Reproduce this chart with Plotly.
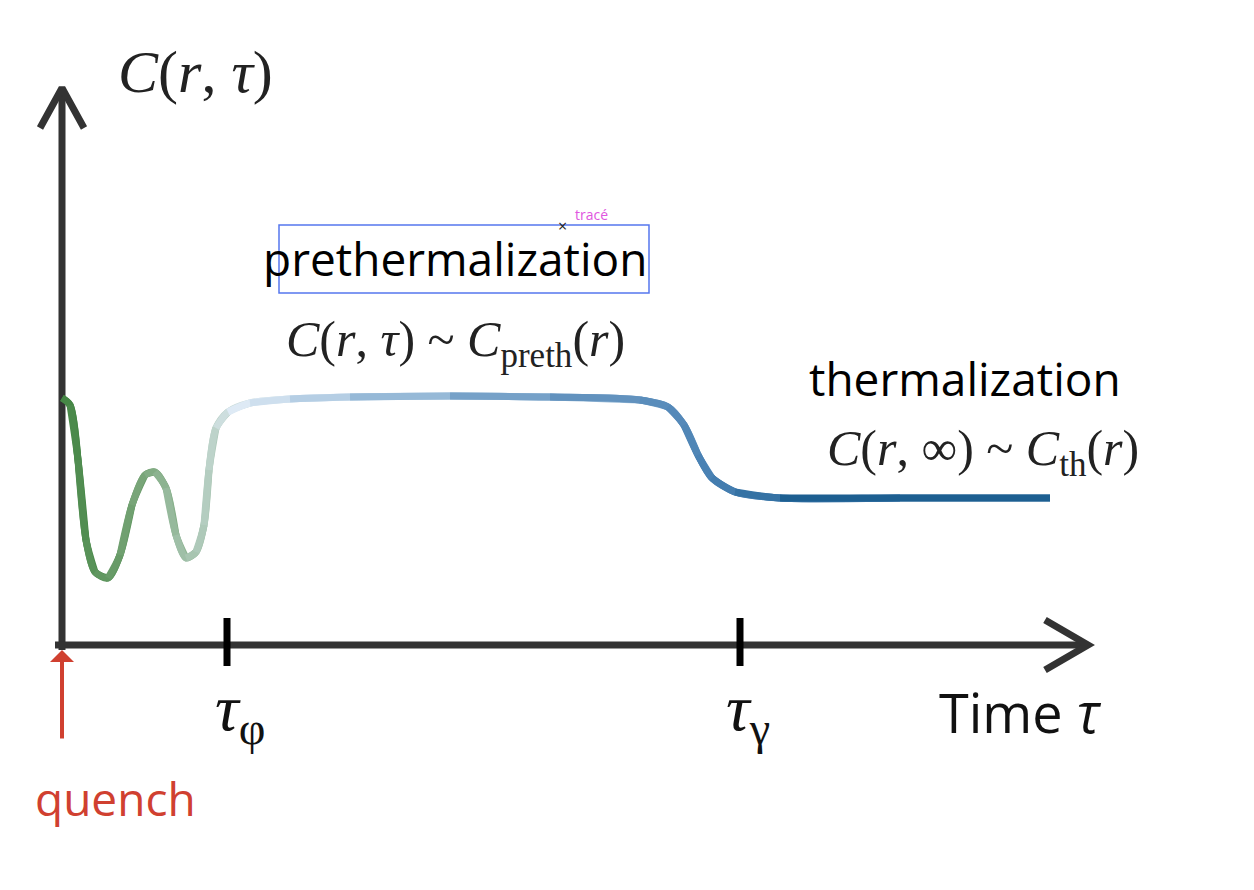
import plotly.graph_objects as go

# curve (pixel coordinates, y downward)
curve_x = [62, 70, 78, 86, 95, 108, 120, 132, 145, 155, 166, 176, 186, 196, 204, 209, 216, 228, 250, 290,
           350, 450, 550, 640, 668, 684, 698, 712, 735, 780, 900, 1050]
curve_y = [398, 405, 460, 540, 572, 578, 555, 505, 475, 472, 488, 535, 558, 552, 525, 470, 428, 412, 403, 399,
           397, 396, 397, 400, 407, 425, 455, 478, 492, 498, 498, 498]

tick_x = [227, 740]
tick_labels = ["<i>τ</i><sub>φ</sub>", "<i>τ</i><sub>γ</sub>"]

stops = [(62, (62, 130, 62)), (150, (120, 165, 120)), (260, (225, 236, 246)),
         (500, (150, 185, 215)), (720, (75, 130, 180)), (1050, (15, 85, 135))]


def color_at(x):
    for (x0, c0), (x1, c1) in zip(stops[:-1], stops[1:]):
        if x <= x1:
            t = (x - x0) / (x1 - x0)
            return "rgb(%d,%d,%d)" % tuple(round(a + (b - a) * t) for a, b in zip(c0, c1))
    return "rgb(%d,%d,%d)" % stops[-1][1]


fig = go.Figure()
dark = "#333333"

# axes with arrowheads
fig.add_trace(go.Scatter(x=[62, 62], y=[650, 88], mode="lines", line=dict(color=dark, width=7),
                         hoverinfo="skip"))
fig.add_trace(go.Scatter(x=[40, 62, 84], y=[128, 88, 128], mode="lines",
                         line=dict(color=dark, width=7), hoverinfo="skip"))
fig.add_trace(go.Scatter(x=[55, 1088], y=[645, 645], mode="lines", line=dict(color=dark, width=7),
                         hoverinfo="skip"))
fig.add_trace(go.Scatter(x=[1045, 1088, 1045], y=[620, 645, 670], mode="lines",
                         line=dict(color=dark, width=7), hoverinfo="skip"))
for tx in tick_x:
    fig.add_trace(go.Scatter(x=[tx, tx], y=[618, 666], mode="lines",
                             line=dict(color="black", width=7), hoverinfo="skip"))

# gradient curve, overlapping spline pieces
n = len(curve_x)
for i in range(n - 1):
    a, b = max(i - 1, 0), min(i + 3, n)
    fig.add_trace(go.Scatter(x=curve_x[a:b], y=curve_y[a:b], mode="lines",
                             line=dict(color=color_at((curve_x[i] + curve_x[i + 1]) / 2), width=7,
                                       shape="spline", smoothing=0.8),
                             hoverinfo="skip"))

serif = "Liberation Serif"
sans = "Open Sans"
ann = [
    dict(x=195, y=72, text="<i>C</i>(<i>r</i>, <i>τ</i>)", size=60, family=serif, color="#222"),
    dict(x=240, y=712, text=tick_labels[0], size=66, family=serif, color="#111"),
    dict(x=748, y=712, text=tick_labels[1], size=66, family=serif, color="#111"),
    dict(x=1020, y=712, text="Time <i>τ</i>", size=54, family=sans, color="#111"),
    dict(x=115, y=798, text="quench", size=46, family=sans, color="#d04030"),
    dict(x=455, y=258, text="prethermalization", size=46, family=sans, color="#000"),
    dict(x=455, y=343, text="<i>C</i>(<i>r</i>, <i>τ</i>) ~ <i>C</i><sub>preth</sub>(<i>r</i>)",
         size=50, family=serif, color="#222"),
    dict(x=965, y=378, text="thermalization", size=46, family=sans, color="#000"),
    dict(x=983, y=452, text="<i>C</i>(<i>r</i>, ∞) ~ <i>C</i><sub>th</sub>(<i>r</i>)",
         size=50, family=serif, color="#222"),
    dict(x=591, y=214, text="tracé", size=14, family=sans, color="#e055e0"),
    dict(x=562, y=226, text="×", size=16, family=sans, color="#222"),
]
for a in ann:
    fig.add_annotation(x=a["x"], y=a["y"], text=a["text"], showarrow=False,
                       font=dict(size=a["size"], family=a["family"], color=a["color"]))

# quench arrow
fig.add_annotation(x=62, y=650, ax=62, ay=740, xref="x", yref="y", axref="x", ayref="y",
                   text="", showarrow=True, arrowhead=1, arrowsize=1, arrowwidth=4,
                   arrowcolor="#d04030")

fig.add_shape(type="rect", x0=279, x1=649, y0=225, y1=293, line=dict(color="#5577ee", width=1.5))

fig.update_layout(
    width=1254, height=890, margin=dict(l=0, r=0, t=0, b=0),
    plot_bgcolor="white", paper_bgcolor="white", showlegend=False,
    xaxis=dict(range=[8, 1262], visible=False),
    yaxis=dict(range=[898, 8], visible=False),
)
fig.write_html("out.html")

## EXERCISE
Give back exactly the lines from the first line of the data through the line with "(15, 85, 135))]", pictures excluded.

## FINISHED ANSWER
Reproduce this chart with Plotly.
import plotly.graph_objects as go

# curve (pixel coordinates, y downward)
curve_x = [62, 70, 78, 86, 95, 108, 120, 132, 145, 155, 166, 176, 186, 196, 204, 209, 216, 228, 250, 290,
           350, 450, 550, 640, 668, 684, 698, 712, 735, 780, 900, 1050]
curve_y = [398, 405, 460, 540, 572, 578, 555, 505, 475, 472, 488, 535, 558, 552, 525, 470, 428, 412, 403, 399,
           397, 396, 397, 400, 407, 425, 455, 478, 492, 498, 498, 498]

tick_x = [227, 740]
tick_labels = ["<i>τ</i><sub>φ</sub>", "<i>τ</i><sub>γ</sub>"]

stops = [(62, (62, 130, 62)), (150, (120, 165, 120)), (260, (225, 236, 246)),
         (500, (150, 185, 215)), (720, (75, 130, 180)), (1050, (15, 85, 135))]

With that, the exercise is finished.